Boeing’s X-48C research aircraft flew for the 30th and final time on Tuesday, marking the successful completion of an eight-month flight-test program to explore and further validate the aerodynamic characteristics of the Blended Wing Body design concept.
All 30 flights were conducted at NASA’s Dryden Flight Research Center in California. The X-48C typically flew for approximately 30 minutes on most flights, reaching speeds of up to 140 miles per hour and attaining an altitude of about 10,000 feet. X-48C flight testing began last August.
“Working closely with NASA, we have been privileged throughout X-48 flight-testing to explore and validate what we believe is a significant breakthrough in the science of flight – and it has been a tremendous success for Boeing,” said Bob Liebeck, a Boeing senior technical fellow and the company’s BWB program manager.
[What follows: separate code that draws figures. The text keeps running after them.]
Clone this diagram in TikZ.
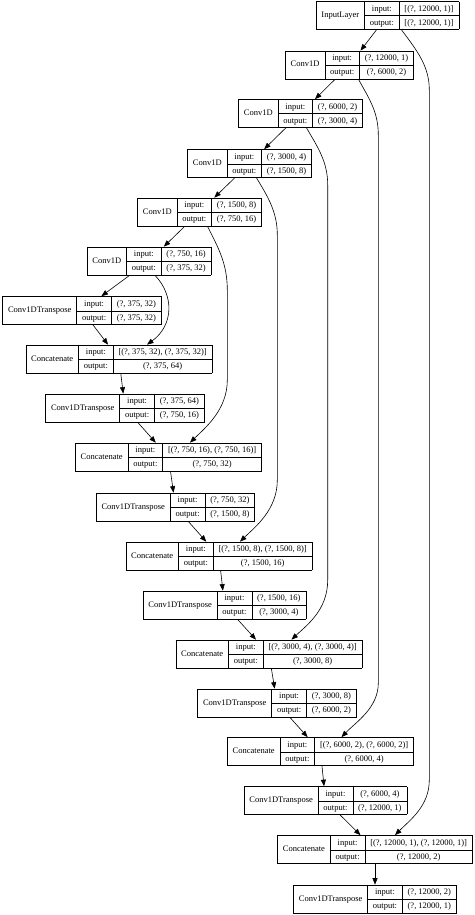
\documentclass[tikz,border=0pt]{standalone}
\usepackage{fontspec}
\setmainfont{Liberation Serif}
\usepackage{array}
\usepackage{multirow}
\usetikzlibrary{arrows.meta}

\setlength{\tabcolsep}{5pt}
\setlength{\arrayrulewidth}{0.6pt}
\renewcommand{\arraystretch}{1.375}

% one keras layer record: name | input/output | shapes
\newcommand{\layerrec}[3]{%
  \begin{tabular}{|c|c|c|}\hline
    \multirow{2}{*}{#1} & input: & #2\\\cline{2-3}
     & output: & #3\\\hline
  \end{tabular}}

\tikzset{
  layerbox/.style={inner sep=0pt, outer sep=0pt, font=\fontsize{8.5}{10}\selectfont},
  flow/.style={-{Triangle[length=6.5pt,width=5pt]}, line width=0.6pt},
}

\begin{document}
\begin{tikzpicture}[x=1pt,y=-1pt]
        \useasboundingbox (0,0) rectangle (474,915);
        % encoder
        \node[layerbox] (inp) at (387.5,15.5) {\layerrec{InputLayer}{[(?, 12000, 1)]}{[(?, 12000, 1)]}};
        \node[layerbox] (c1) at (349.5,65) {\layerrec{Conv1D}{(?, 12000, 1)}{(?, 6000, 2)}};
        \node[layerbox] (c2) at (300.5,113.5) {\layerrec{Conv1D}{(?, 6000, 2)}{(?, 3000, 4)}};
        \node[layerbox] (c3) at (249.5,163.5) {\layerrec{Conv1D}{(?, 3000, 4)}{(?, 1500, 8)}};
        \node[layerbox] (c4) at (199.5,212) {\layerrec{Conv1D}{(?, 1500, 8)}{(?, 750, 16)}};
        \node[layerbox] (c5) at (149,261) {\layerrec{Conv1D}{(?, 750, 16)}{(?, 375, 32)}};
        % decoder
        \node[layerbox] (t1) at (82,310.5) {\layerrec{Conv1DTranspose}{(?, 375, 32)}{(?, 375, 32)}};
        \node[layerbox] (cat1) at (119,359) {\layerrec{Concatenate}{[(?, 375, 32), (?, 375, 32)]}{(?, 375, 64)}};
        \node[layerbox] (t2) at (125,408) {\layerrec{Conv1DTranspose}{(?, 375, 64)}{(?, 750, 16)}};
        \node[layerbox] (cat2) at (168.5,457) {\layerrec{Concatenate}{[(?, 750, 16), (?, 750, 16)]}{(?, 750, 32)}};
        \node[layerbox] (t3) at (175.5,507) {\layerrec{Conv1DTranspose}{(?, 750, 32)}{(?, 1500, 8)}};
        \node[layerbox] (cat3) at (219,556) {\layerrec{Concatenate}{[(?, 1500, 8), (?, 1500, 8)]}{(?, 1500, 16)}};
        \node[layerbox] (t4) at (224.5,605) {\layerrec{Conv1DTranspose}{(?, 1500, 16)}{(?, 3000, 4)}};
        \node[layerbox] (cat4) at (269,654) {\layerrec{Concatenate}{[(?, 3000, 4), (?, 3000, 4)]}{(?, 3000, 8)}};
        \node[layerbox] (t5) at (277,703) {\layerrec{Conv1DTranspose}{(?, 3000, 8)}{(?, 6000, 2)}};
        \node[layerbox] (cat5) at (320.5,751.5) {\layerrec{Concatenate}{[(?, 6000, 2), (?, 6000, 2)]}{(?, 6000, 4)}};
        \node[layerbox] (t6) at (325.5,800.5) {\layerrec{Conv1DTranspose}{(?, 6000, 4)}{(?, 12000, 1)}};
        \node[layerbox] (cat6) at (375,849.5) {\layerrec{Concatenate}{[(?, 12000, 1), (?, 12000, 1)]}{(?, 12000, 2)}};
        \node[layerbox] (t7) at (375,899) {\layerrec{Conv1DTranspose}{(?, 12000, 2)}{(?, 12000, 1)}};
        % main chain
        \foreach \a/\b in {inp/c1, c1/c2, c2/c3, c3/c4, c4/c5, c5/t1, t1/cat1, cat1/t2, t2/cat2, cat2/t3, t3/cat3, cat3/t4, t4/cat4, cat4/t5, t5/cat5, cat5/t6, t6/cat6, cat6/t7}
            \draw[flow] (\a) -- (\b);
        % skip connections
        \draw[flow] ([xshift=6pt]c5.south) .. controls (174,295) and (174,325) .. ([xshift=28pt]cat1.north);
        \draw[flow] ([xshift=8pt]c4.south) .. controls (218.5,248) and (227.3,264) .. (227.3,290) -- (227.3,380) .. controls (227.3,410) and (205,428) .. ([xshift=21.5pt]cat2.north);
        \draw[flow] ([xshift=7pt]c3.south) .. controls (268,197) and (277.3,212) .. (277.3,235) -- (277.3,480) .. controls (277.3,510) and (255,527) .. ([xshift=21pt]cat3.north);
        \draw[flow] ([xshift=6pt]c2.south) .. controls (318.2,148) and (327.7,162) .. (327.7,185) -- (327.7,580) .. controls (327.7,610) and (307,625) .. ([xshift=22.5pt]cat4.north);
        \draw[flow] ([xshift=9pt]c1.south) .. controls (369.3,99) and (378.3,112) .. (378.3,135) -- (378.3,683) .. controls (378.3,708) and (356,722) .. ([xshift=21pt]cat5.north);
        \draw[flow] ([xshift=14pt]inp.south) .. controls (416.9,50.5) and (429.3,66) .. (429.3,90) -- (429.3,780) .. controls (429.3,806) and (410,820) .. ([xshift=20pt]cat6.north);
\end{tikzpicture}
\end{document}
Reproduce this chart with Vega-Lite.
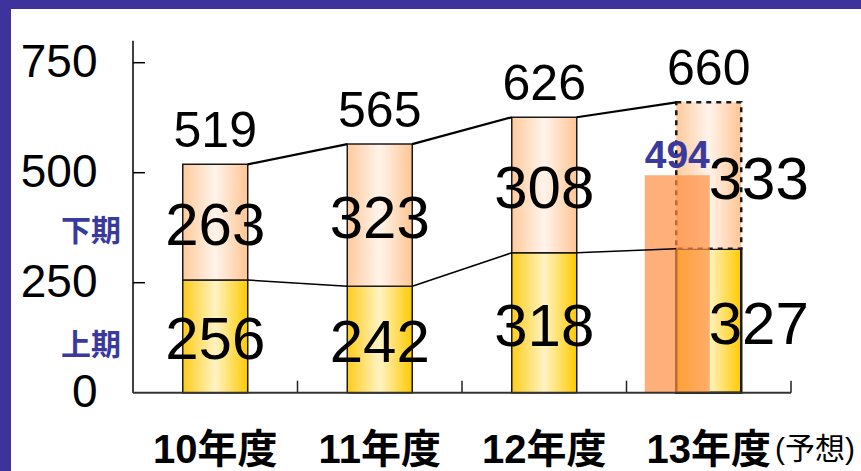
{
  "$schema": "https://vega.github.io/schema/vega-lite/v6.json",
  "width": 850,
  "height": 462,
  "autosize": {"type": "none"},
  "padding": {"left": 11, "top": 9, "right": 0, "bottom": 0},
  "background": "#3E329C",
  "config": {"view": {"stroke": null, "fill": "white"}, "font": "Liberation Sans"},
  "datasets": {
    "sales": [
      {"year": "10年度", "half": "上期", "value": 256},
      {"year": "10年度", "half": "下期", "value": 263},
      {"year": "11年度", "half": "上期", "value": 242},
      {"year": "11年度", "half": "下期", "value": 323},
      {"year": "12年度", "half": "上期", "value": 318},
      {"year": "12年度", "half": "下期", "value": 308},
      {"year": "13年度", "half": "上期", "value": 327},
      {"year": "13年度", "half": "下期", "value": 333}
    ],
    "forecast": [{"year": "13年度", "value": 494}],
    "note": [{"year": "13年度", "text": "(予想)"}],
    "yticks": [{"tick": 250}, {"tick": 500}, {"tick": 750}]
  },
  "data": {"name": "sales"},
  "transform": [
    {"stack": "value", "groupby": ["year"], "sort": [{"field": "half", "order": "ascending"}], "as": ["v0", "v1"]},
    {"calculate": "(datum.v0 + datum.v1) / 2", "as": "mid"}
  ],
  "layer": [
    {
      "transform": [{"filter": "datum.half === '上期'"}],
      "mark": {
        "type": "bar",
        "width": {"band": 0.395},
        "color": {"gradient": "linear", "x1": 0, "x2": 1, "y1": 0, "y2": 0,
          "stops": [{"offset": 0, "color": "#FFCC1A"}, {"offset": 0.5, "color": "#FFF3C4"}, {"offset": 1, "color": "#FFCA00"}]},
        "stroke": "#1a1a1a"
      },
      "encoding": {
        "x": {
          "field": "year", "type": "nominal",
          "scale": {"domain": ["10年度", "11年度", "12年度", "13年度"], "paddingInner": 0, "paddingOuter": 0.58359, "align": 0.63542},
          "axis": {
            "title": null, "offset": -78.3, "domain": false, "ticks": false,
            "labelAngle": 0, "labelFontSize": 40, "labelFontWeight": "bold",
            "labelFont": "Liberation Sans, Noto Sans CJK JP", "labelColor": "black", "labelPadding": 38
          }
        },
        "y": {
          "field": "v0", "type": "quantitative",
          "scale": {"domain": [-177.95, 872.05], "nice": false, "zero": false},
          "axis": {
            "title": null, "offset": -122, "domain": false, "grid": false, "values": [0, 250, 500, 750],
            "ticks": false, "labelFontSize": 46, "labelColor": "black",
            "labelPadding": 36, "labelFont": "Liberation Sans"
          }
        },
        "y2": {"field": "v1"},
        "strokeWidth": {"condition": {"test": "datum.year === '13年度'", "value": 2.5}, "value": 1.5}
      }
    },
    {
      "transform": [{"filter": "datum.half === '下期'"}],
      "mark": {
        "type": "bar",
        "width": {"band": 0.395},
        "color": {"gradient": "linear", "x1": 0, "x2": 1, "y1": 0, "y2": 0,
          "stops": [{"offset": 0, "color": "#FFCA9C"}, {"offset": 0.5, "color": "#FFF4EB"}, {"offset": 1, "color": "#FFC593"}]},
        "stroke": "#1a1a1a"
      },
      "encoding": {
        "x": {"field": "year", "type": "nominal"},
        "y": {"field": "v0", "type": "quantitative"},
        "y2": {"field": "v1"},
        "strokeWidth": {"condition": {"test": "datum.year === '13年度'", "value": 2.5}, "value": 1.5},
        "strokeDash": {"condition": {"test": "datum.year === '13年度'", "value": [5, 5]}, "value": [1, 0]}
      }
    },
    {
      "data": {"name": "forecast"},
      "mark": {"type": "bar", "width": {"band": 0.395}, "xOffset": -31.5, "color": "#FF8E41", "opacity": 0.7},
      "encoding": {
        "x": {"field": "year", "type": "nominal"},
        "y": {"field": "value", "type": "quantitative"},
        "y2": {"datum": 0}
      }
    },
    {
      "transform": [
        {"window": [{"op": "lead", "field": "year", "as": "nextYear"}, {"op": "lead", "field": "v1", "as": "nextV1"}],
         "groupby": ["half"], "sort": [{"field": "year", "order": "ascending"}]},
        {"filter": "datum.nextYear != null"}
      ],
      "mark": {"type": "rule", "color": "black", "xOffset": 32.5, "x2Offset": -32.5},
      "encoding": {
        "x": {"field": "year", "type": "nominal"},
        "x2": {"field": "nextYear"},
        "y": {"field": "v1", "type": "quantitative"},
        "y2": {"field": "nextV1"},
        "strokeWidth": {"condition": {"test": "datum.half === '下期'", "value": 2.2}, "value": 1.5}
      }
    },
    {
      "transform": [{"filter": "datum.year !== '13年度'"}],
      "mark": {"type": "text", "fontSize": 60, "baseline": "middle", "dy": 5, "color": "black"},
      "encoding": {
        "x": {"field": "year", "type": "nominal"},
        "y": {"field": "mid", "type": "quantitative"},
        "text": {"field": "value"}
      }
    },
    {
      "transform": [{"filter": "datum.year === '13年度'"}],
      "mark": {"type": "text", "fontSize": 60, "baseline": "middle", "dy": 5, "dx": 50, "color": "black"},
      "encoding": {
        "x": {"field": "year", "type": "nominal"},
        "y": {"field": "mid", "type": "quantitative"},
        "text": {"field": "value"}
      }
    },
    {
      "transform": [{"filter": "datum.half === '下期'"}],
      "mark": {"type": "text", "fontSize": 50, "baseline": "alphabetic", "dy": -17, "color": "black"},
      "encoding": {
        "x": {"field": "year", "type": "nominal"},
        "y": {"field": "v1", "type": "quantitative"},
        "text": {"field": "v1"}
      }
    },
    {
      "data": {"name": "forecast"},
      "mark": {"type": "text", "fontSize": 39, "fontWeight": "bold", "baseline": "alphabetic", "dy": -7, "xOffset": -31.5, "color": "#3A3A9E"},
      "encoding": {
        "x": {"field": "year", "type": "nominal"},
        "y": {"field": "value", "type": "quantitative"},
        "text": {"field": "value"}
      }
    },
    {
      "transform": [{"filter": "datum.year === '10年度'"}],
      "mark": {"type": "text", "fontSize": 30, "fontWeight": "bold", "font": "Noto Sans CJK JP", "align": "right", "baseline": "middle", "dx": -12, "dy": 10, "color": "#3A3A9E"},
      "encoding": {
        "x": {"field": "year", "type": "nominal", "bandPosition": 0},
        "y": {"field": "mid", "type": "quantitative"},
        "text": {"field": "half"}
      }
    },
    {
      "data": {"name": "note"},
      "mark": {"type": "text", "fontSize": 30, "font": "Liberation Sans, Noto Sans CJK JP", "align": "left", "baseline": "middle", "dx": -16, "dy": 57, "color": "black"},
      "encoding": {
        "x": {"field": "year", "type": "nominal", "bandPosition": 1},
        "y": {"datum": 0, "type": "quantitative"},
        "text": {"field": "text"}
      }
    },
    {
      "data": {"name": "yticks"},
      "mark": {"type": "rule", "color": "black", "strokeWidth": 1.5, "x2Offset": 12},
      "encoding": {
        "x": {"datum": "10年度", "bandPosition": 0},
        "x2": {"datum": "10年度", "bandPosition": 0},
        "y": {"field": "tick", "type": "quantitative"}
      }
    },
    {
      "transform": [{"filter": "datum.half === '上期'"}],
      "mark": {"type": "rule", "color": "#222222", "strokeWidth": 1.5, "y2Offset": -12},
      "encoding": {
        "x": {"field": "year", "type": "nominal", "bandPosition": 1},
        "y": {"datum": 0, "type": "quantitative"},
        "y2": {"datum": 0}
      }
    },
    {
      "data": {"values": [{}]},
      "mark": {"type": "rule", "color": "black", "strokeWidth": 1.5},
      "encoding": {
        "x": {"datum": "10年度", "bandPosition": 0},
        "y": {"datum": 0, "type": "quantitative"},
        "y2": {"datum": 800}
      }
    },
    {
      "data": {"values": [{}]},
      "mark": {"type": "rule", "color": "#333333", "strokeWidth": 2},
      "encoding": {
        "x": {"datum": "10年度", "bandPosition": 0},
        "x2": {"datum": "13年度", "bandPosition": 1},
        "y": {"datum": 0, "type": "quantitative"}
      }
    }
  ]
}
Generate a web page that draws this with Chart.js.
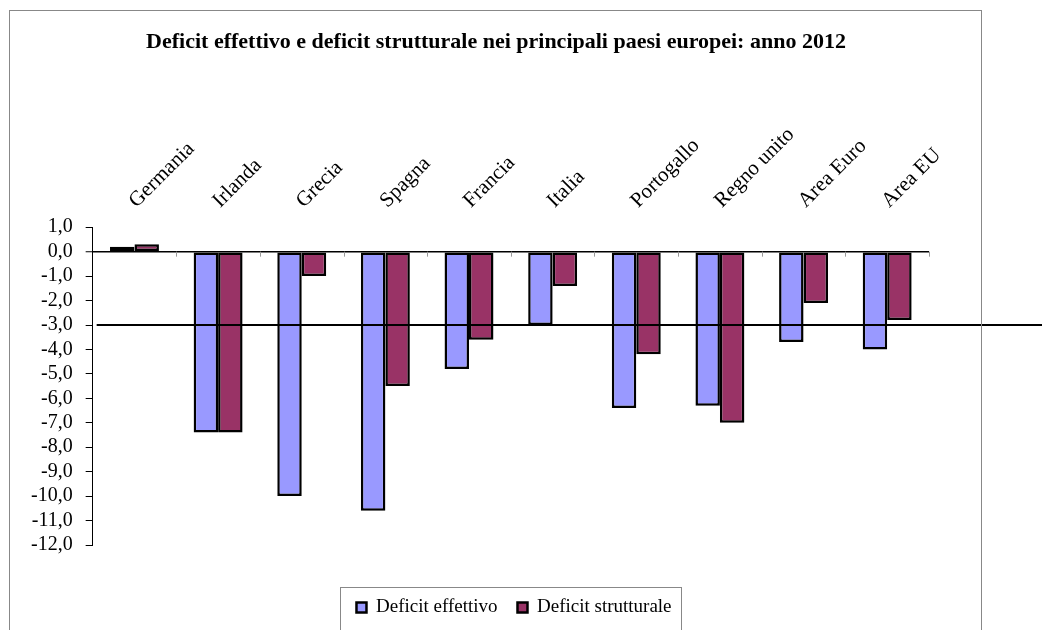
<!DOCTYPE html>
<html>
<head>
<meta charset="utf-8">
<script src="https://cdn.jsdelivr.net/npm/chart.js@4.4.1/dist/chart.umd.min.js"></script>
<style>
  body { margin: 0; background: #fff; }
  #wrap { position: relative; width: 1042px; height: 630px; overflow: hidden; }
  .frame { position: absolute; border: 1px solid #888; pointer-events: none; }
</style>
</head>
<body>
<div id="wrap">
  <canvas id="deficitChart" width="1042" height="630"></canvas>
  <div class="frame" style="left:9px;top:10px;width:971px;height:640px"></div>
  <div class="frame" style="left:340px;top:587px;width:340px;height:60px"></div>
</div>
<script>
const countries = ["Germania", "Irlanda", "Grecia", "Spagna", "Francia", "Italia", "Portogallo", "Regno unito", "Area Euro", "Area EU"];
const deficitEffettivo = [0.2, -7.4, -10.0, -10.6, -4.8, -3.0, -6.4, -6.3, -3.7, -4.0];
const deficitStrutturale = [0.3, -7.4, -1.0, -5.5, -3.6, -1.4, -4.2, -7.0, -2.1, -2.8];
const yMin = -12;
const yMax = 1;
const soglia = -3;

const serif = "'Liberation Serif', 'Times New Roman', serif";
Chart.defaults.color = "#000";
Chart.defaults.font.family = serif;

// extra bits: threshold line, small ticks on the zero line, title/legend placement
const extras = {
  id: "extras",
  afterLayout(chart) {
    const t = chart.titleBlock;
    const tdx = 496 - (t.left + t.right) / 2;
    t.left += tdx; t.right += tdx;
    const lg = chart.legend;
    const dx = 514 - (lg.left + lg.right) / 2;
    const dy = 578 - lg.top;
    lg.left += dx; lg.right += dx;
    lg.top += dy; lg.bottom += dy;
  },
  afterDatasetsDraw(chart) {
    const ctx = chart.ctx;
    const x = chart.scales.x;
    const y = chart.scales.y;
    const y0 = y.getPixelForValue(0);
    ctx.save();
    ctx.strokeStyle = "#999";
    ctx.lineWidth = 1;
    for (let i = 1; i <= countries.length; i++) {
      const px = i < countries.length
        ? (x.getPixelForValue(i - 1) + x.getPixelForValue(i)) / 2
        : x.right;
      ctx.beginPath();
      ctx.moveTo(Math.round(px) + 0.5, y0);
      ctx.lineTo(Math.round(px) + 0.5, y0 + 5);
      ctx.stroke();
    }
    const ys = y.getPixelForValue(soglia);
    ctx.strokeStyle = "#000";
    ctx.lineWidth = 2;
    ctx.beginPath();
    ctx.moveTo(x.left + 4, ys);
    ctx.lineTo(chart.width, ys);
    ctx.stroke();
    ctx.restore();
  }
};

const ctx = document.getElementById("deficitChart").getContext("2d");
new Chart(ctx, {
  type: "bar",
  data: {
    labels: countries,
    datasets: [
      { label: "Deficit effettivo", data: deficitEffettivo, backgroundColor: "#9999FF", borderColor: "#000", borderWidth: 2.5, borderSkipped: false },
      { label: "Deficit strutturale", data: deficitStrutturale, backgroundColor: "#993366", borderColor: "#000", borderWidth: 2.5, borderSkipped: false }
    ]
  },
  options: {
    responsive: false,
    animation: false,
    devicePixelRatio: 1,
    categoryPercentage: 0.585,
    barPercentage: 1,
    layout: { padding: { left: 18, right: 113, top: 0, bottom: 36 } },
    plugins: {
      title: {
        display: true,
        text: "Deficit effettivo e deficit strutturale nei principali paesi europei: anno 2012",
        font: { family: serif, size: 22, weight: "bold" },
        padding: { top: 29, bottom: 53 }
      },
      legend: {
        position: "bottom",
        labels: { boxWidth: 10, boxHeight: 10, padding: 20, font: { family: serif, size: 19 } }
      },
      tooltip: { enabled: false }
    },
    scales: {
      x: {
        position: "top",
        grid: { display: false, drawTicks: false },
        border: { display: false },
        ticks: { autoSkip: false, minRotation: 45, maxRotation: 45, padding: 14, labelOffset: 16, font: { family: serif, size: 21 } }
      },
      y: {
        min: yMin,
        max: yMax,
        border: { display: true, color: "#000", width: 1 },
        grid: {
          color: (c) => (c.tick && c.tick.value === 0 ? "#000" : "rgba(0,0,0,0)"),
          lineWidth: (c) => (c.tick && c.tick.value === 0 ? 1.5 : 1),
          tickColor: "#000",
          tickWidth: 1,
          tickLength: 7
        },
        ticks: {
          stepSize: 1,
          autoSkip: false,
          padding: 13,
          font: { family: serif, size: 20 },
          callback: (v) => v.toFixed(1).replace(".", ",")
        }
      }
    }
  },
  plugins: [extras]
});
</script>
</body>
</html>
“We have shown that a BWB aircraft, which offers the tremendous promise of significantly greater fuel efficiency and reduced noise, can be controlled as effectively as a conventional tube-and-wing aircraft during takeoffs, landings and other low-speed segments of the flight regime,” he said.
The X-48C, designed by Boeing Research & Technology, built by Cranfield Aerospace Ltd., and flown in partnership with NASA and the U.S. Air Force Research Laboratory, is a scale model of a heavy-lift, subsonic vehicle that forgoes the conventional tube-and-wing airplane design in favor of a triangular tailless aircraft that effectively merges the vehicle’s wing and body. Boeing believes the concept could be developed in the next 15 to 20 years for military applications such as aerial refueling and cargo missions.
The X-48C is a modified version of the X-48B aircraft, which flew 92 times at NASA Dryden between 2007 and 2010. The C model is configured with two 89-pound thrust turbojet engines, instead of three 50-pound thrust engines on the B variant. In addition, the wingtip winglets were relocated inboard next to the engines on the C model and the aft deck was extended about 2 feet at the rear.
“With the completion of X-48C flight testing, we have accomplished our goal of establishing a ground-to-flight database, and proving the low-speed controllability of concept throughout the flight envelope,” said Fay Collier, director of NASA’s Environmentally Responsible Aviation (ERA) project. “Both very quiet and efficient, the concept has shown promise for meeting all of NASA’s environmental goals for future aircraft designs.”
Boeing and NASA’s Aeronautics Research Mission Directorate funded the X-48 technology demonstration research. The effort was aligned with the agency’s ERA project, which has the goals to reduce fuel burn, emissions and noise of future aircraft. Both organizations will continue to develop BWB technology, with the aspiration of developing a larger-scale, transonic BWB demonstrator in the future.